• [REQUIRED TASK] Reproduce, exactly and in full, the lines from the one with "Convert this diagram to TikZ code." through the one with "(here) at (49,167)" in the data below; drop pictures.

(Stored entries)
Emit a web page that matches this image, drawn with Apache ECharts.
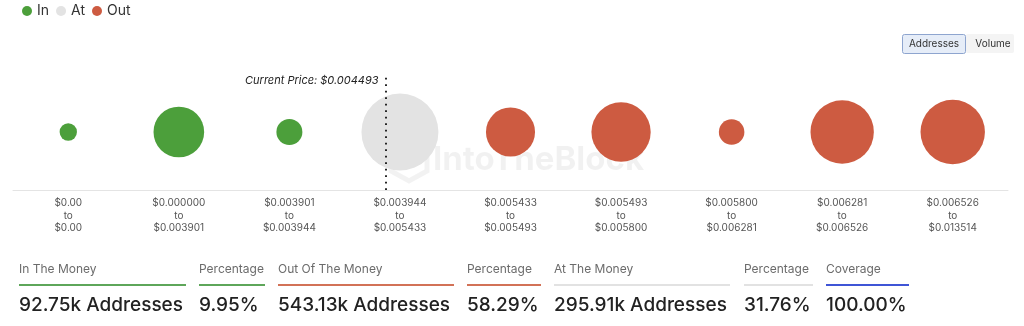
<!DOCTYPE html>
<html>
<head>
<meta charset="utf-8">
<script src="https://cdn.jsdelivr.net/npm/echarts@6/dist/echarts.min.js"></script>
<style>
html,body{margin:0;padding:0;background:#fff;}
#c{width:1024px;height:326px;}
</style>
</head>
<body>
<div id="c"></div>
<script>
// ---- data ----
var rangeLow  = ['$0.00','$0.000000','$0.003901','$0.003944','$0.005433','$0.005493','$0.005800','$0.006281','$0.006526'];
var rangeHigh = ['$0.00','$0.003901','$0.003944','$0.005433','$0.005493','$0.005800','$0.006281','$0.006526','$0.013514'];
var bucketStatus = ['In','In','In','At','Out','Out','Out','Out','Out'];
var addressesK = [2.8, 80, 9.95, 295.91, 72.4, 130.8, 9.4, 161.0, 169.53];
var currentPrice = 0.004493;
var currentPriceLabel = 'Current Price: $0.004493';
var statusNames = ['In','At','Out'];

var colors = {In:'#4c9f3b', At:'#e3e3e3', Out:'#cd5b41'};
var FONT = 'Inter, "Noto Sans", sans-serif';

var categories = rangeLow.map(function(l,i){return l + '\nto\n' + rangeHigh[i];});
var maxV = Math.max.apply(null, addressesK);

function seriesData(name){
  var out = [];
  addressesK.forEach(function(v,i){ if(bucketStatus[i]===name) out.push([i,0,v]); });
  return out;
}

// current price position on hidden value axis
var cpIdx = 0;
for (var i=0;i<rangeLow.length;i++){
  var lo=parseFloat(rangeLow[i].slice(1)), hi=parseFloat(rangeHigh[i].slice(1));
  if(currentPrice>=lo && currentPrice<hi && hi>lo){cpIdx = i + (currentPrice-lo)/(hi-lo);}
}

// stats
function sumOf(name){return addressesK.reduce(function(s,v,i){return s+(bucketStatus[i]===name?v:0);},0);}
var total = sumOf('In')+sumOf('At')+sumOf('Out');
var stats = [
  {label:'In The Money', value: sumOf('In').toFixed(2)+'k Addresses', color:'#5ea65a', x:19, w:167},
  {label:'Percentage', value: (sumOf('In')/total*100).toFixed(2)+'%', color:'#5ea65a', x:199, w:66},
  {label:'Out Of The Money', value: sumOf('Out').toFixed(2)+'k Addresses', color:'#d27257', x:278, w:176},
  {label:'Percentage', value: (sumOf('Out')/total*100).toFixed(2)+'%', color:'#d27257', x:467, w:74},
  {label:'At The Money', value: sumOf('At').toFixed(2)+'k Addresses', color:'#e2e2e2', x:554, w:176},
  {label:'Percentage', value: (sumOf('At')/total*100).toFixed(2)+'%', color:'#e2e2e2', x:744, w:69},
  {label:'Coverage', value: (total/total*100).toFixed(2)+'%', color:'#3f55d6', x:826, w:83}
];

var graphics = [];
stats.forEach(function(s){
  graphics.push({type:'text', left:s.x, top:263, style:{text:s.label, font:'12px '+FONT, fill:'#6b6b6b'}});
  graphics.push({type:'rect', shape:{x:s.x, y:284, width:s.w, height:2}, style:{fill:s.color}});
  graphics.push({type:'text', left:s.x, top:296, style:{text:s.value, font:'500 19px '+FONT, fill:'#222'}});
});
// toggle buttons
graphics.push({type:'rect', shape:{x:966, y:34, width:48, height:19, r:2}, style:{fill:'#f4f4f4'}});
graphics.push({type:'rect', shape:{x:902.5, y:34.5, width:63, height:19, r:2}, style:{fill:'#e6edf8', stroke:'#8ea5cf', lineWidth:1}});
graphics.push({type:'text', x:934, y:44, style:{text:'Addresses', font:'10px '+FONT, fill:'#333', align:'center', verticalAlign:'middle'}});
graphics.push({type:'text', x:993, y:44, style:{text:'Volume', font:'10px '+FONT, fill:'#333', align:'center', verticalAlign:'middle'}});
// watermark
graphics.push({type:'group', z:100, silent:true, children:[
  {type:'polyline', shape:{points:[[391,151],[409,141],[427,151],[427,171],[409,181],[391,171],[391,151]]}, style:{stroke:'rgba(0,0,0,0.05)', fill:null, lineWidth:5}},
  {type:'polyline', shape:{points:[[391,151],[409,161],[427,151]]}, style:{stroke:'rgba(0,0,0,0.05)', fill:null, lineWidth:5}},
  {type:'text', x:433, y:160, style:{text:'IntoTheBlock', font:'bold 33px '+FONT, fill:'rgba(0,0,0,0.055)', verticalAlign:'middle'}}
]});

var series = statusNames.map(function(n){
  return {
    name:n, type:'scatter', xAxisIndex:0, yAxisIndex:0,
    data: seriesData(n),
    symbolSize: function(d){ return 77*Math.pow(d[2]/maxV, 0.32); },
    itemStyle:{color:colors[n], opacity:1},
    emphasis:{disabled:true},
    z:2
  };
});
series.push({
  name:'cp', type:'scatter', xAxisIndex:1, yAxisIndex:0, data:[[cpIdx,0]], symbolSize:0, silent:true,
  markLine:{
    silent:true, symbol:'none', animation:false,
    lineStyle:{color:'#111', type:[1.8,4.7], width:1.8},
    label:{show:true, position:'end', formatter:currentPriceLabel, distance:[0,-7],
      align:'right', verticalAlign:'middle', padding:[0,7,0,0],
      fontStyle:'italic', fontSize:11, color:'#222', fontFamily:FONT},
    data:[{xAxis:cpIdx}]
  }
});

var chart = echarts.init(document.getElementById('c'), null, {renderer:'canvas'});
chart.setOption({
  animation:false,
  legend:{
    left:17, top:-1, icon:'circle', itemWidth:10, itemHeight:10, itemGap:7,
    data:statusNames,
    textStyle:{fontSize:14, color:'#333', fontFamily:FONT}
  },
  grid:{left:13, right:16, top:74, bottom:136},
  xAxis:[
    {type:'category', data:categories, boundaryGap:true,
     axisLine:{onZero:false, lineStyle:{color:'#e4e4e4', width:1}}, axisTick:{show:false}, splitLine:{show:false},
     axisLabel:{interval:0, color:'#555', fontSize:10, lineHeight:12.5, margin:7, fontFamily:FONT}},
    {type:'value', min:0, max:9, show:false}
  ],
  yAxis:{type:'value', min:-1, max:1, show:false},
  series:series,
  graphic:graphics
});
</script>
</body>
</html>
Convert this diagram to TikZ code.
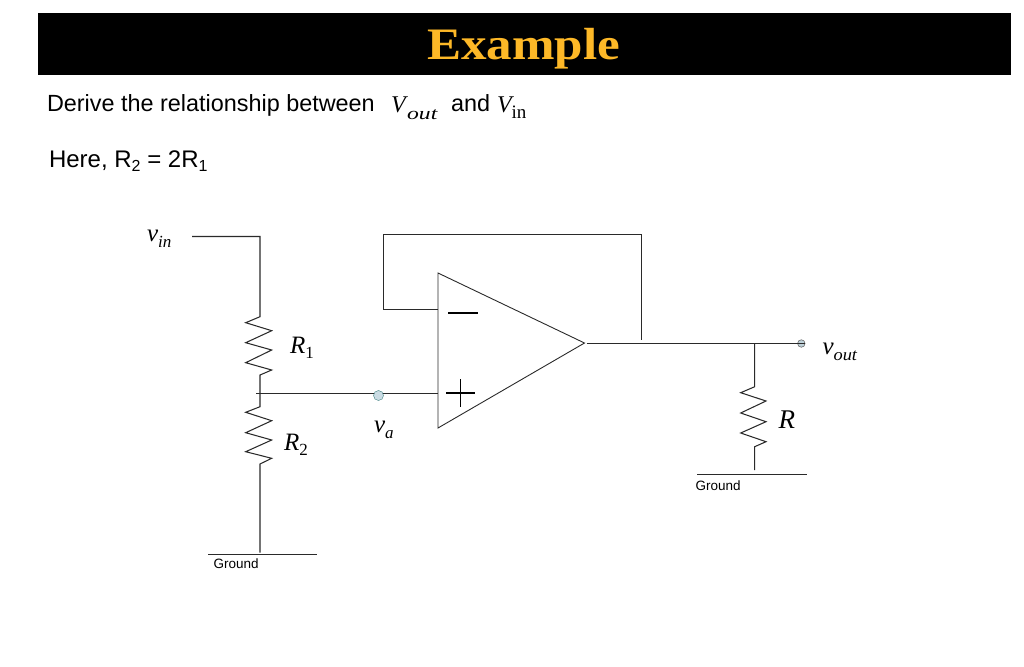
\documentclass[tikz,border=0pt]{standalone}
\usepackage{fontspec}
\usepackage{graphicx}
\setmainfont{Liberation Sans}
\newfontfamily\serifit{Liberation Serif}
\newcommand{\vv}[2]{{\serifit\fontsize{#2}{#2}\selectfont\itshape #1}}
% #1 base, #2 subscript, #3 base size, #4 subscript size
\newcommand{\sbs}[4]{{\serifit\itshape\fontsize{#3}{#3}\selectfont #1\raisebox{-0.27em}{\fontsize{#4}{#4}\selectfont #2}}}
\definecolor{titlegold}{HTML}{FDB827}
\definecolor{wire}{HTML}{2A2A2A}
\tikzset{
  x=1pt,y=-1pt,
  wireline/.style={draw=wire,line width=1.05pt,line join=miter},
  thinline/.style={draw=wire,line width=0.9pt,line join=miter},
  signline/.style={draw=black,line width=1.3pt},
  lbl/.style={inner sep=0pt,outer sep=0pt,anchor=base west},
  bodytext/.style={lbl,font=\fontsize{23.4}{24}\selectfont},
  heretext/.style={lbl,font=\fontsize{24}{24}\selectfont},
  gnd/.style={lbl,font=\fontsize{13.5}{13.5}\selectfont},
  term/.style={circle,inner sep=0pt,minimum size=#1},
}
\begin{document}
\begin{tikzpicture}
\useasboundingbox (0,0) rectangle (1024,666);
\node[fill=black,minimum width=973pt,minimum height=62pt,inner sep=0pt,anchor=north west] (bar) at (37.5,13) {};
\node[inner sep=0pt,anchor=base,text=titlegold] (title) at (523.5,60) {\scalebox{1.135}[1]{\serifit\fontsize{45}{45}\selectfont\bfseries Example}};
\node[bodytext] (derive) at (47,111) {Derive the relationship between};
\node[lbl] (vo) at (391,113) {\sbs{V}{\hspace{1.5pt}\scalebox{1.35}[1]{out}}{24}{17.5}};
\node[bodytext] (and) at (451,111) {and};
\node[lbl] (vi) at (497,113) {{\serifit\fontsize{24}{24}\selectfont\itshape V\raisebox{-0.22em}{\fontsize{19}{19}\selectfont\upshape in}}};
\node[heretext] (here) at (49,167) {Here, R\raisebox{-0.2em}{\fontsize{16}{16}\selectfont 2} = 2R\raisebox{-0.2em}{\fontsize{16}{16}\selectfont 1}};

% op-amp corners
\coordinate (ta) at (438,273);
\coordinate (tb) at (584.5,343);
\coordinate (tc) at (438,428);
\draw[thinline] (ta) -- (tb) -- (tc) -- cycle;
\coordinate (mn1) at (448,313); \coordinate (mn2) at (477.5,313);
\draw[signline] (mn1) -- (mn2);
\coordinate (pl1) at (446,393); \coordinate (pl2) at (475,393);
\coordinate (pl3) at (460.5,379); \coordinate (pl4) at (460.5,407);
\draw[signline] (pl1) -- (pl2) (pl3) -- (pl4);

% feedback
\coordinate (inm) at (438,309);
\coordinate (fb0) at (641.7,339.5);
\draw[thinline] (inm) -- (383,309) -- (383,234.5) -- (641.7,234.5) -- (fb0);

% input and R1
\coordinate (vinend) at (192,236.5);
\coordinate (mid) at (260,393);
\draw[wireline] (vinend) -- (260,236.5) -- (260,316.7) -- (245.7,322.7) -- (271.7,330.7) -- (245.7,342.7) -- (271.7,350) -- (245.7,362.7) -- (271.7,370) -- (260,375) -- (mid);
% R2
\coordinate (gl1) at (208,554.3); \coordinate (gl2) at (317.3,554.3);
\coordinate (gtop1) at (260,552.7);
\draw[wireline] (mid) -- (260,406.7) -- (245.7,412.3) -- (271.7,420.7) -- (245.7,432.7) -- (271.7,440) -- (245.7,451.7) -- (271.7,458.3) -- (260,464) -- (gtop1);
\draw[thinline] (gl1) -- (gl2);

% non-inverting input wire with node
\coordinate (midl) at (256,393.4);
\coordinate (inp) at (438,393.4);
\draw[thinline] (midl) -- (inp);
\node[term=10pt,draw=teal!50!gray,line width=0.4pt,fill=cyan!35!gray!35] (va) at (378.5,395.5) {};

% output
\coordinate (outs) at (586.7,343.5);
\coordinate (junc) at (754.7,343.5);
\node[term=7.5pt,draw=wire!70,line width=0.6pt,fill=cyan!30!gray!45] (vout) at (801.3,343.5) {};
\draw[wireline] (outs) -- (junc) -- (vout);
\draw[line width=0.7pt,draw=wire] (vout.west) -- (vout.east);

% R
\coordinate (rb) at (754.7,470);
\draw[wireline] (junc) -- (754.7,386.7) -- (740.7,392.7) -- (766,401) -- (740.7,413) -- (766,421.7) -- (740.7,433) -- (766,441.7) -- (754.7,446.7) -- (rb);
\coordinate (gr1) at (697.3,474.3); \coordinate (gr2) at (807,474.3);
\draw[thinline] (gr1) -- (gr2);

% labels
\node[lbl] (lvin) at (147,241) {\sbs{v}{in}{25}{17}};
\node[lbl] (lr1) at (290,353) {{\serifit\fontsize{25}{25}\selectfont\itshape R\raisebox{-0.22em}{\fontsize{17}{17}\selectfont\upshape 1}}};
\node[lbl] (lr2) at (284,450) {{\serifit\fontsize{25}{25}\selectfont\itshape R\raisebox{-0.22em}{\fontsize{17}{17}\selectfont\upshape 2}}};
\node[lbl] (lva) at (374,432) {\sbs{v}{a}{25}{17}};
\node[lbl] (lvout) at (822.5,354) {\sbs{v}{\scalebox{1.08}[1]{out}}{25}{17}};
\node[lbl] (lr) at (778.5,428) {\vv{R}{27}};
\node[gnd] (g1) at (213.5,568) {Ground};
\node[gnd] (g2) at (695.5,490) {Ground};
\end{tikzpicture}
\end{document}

• [RESULT OF THIS TASK]
Convert this diagram to TikZ code.
\documentclass[tikz,border=0pt]{standalone}
\usepackage{fontspec}
\usepackage{graphicx}
\setmainfont{Liberation Sans}
\newfontfamily\serifit{Liberation Serif}
\newcommand{\vv}[2]{{\serifit\fontsize{#2}{#2}\selectfont\itshape #1}}
% #1 base, #2 subscript, #3 base size, #4 subscript size
\newcommand{\sbs}[4]{{\serifit\itshape\fontsize{#3}{#3}\selectfont #1\raisebox{-0.27em}{\fontsize{#4}{#4}\selectfont #2}}}
\definecolor{titlegold}{HTML}{FDB827}
\definecolor{wire}{HTML}{2A2A2A}
\tikzset{
  x=1pt,y=-1pt,
  wireline/.style={draw=wire,line width=1.05pt,line join=miter},
  thinline/.style={draw=wire,line width=0.9pt,line join=miter},
  signline/.style={draw=black,line width=1.3pt},
  lbl/.style={inner sep=0pt,outer sep=0pt,anchor=base west},
  bodytext/.style={lbl,font=\fontsize{23.4}{24}\selectfont},
  heretext/.style={lbl,font=\fontsize{24}{24}\selectfont},
  gnd/.style={lbl,font=\fontsize{13.5}{13.5}\selectfont},
  term/.style={circle,inner sep=0pt,minimum size=#1},
}
\begin{document}
\begin{tikzpicture}
\useasboundingbox (0,0) rectangle (1024,666);
\node[fill=black,minimum width=973pt,minimum height=62pt,inner sep=0pt,anchor=north west] (bar) at (37.5,13) {};
\node[inner sep=0pt,anchor=base,text=titlegold] (title) at (523.5,60) {\scalebox{1.135}[1]{\serifit\fontsize{45}{45}\selectfont\bfseries Example}};
\node[bodytext] (derive) at (47,111) {Derive the relationship between};
\node[lbl] (vo) at (391,113) {\sbs{V}{\hspace{1.5pt}\scalebox{1.35}[1]{out}}{24}{17.5}};
\node[bodytext] (and) at (451,111) {and};
\node[lbl] (vi) at (497,113) {{\serifit\fontsize{24}{24}\selectfont\itshape V\raisebox{-0.22em}{\fontsize{19}{19}\selectfont\upshape in}}};
\node[heretext] (here) at (49,167) {Here, R\raisebox{-0.2em}{\fontsize{16}{16}\selectfont 2} = 2R\raisebox{-0.2em}{\fontsize{16}{16}\selectfont 1}};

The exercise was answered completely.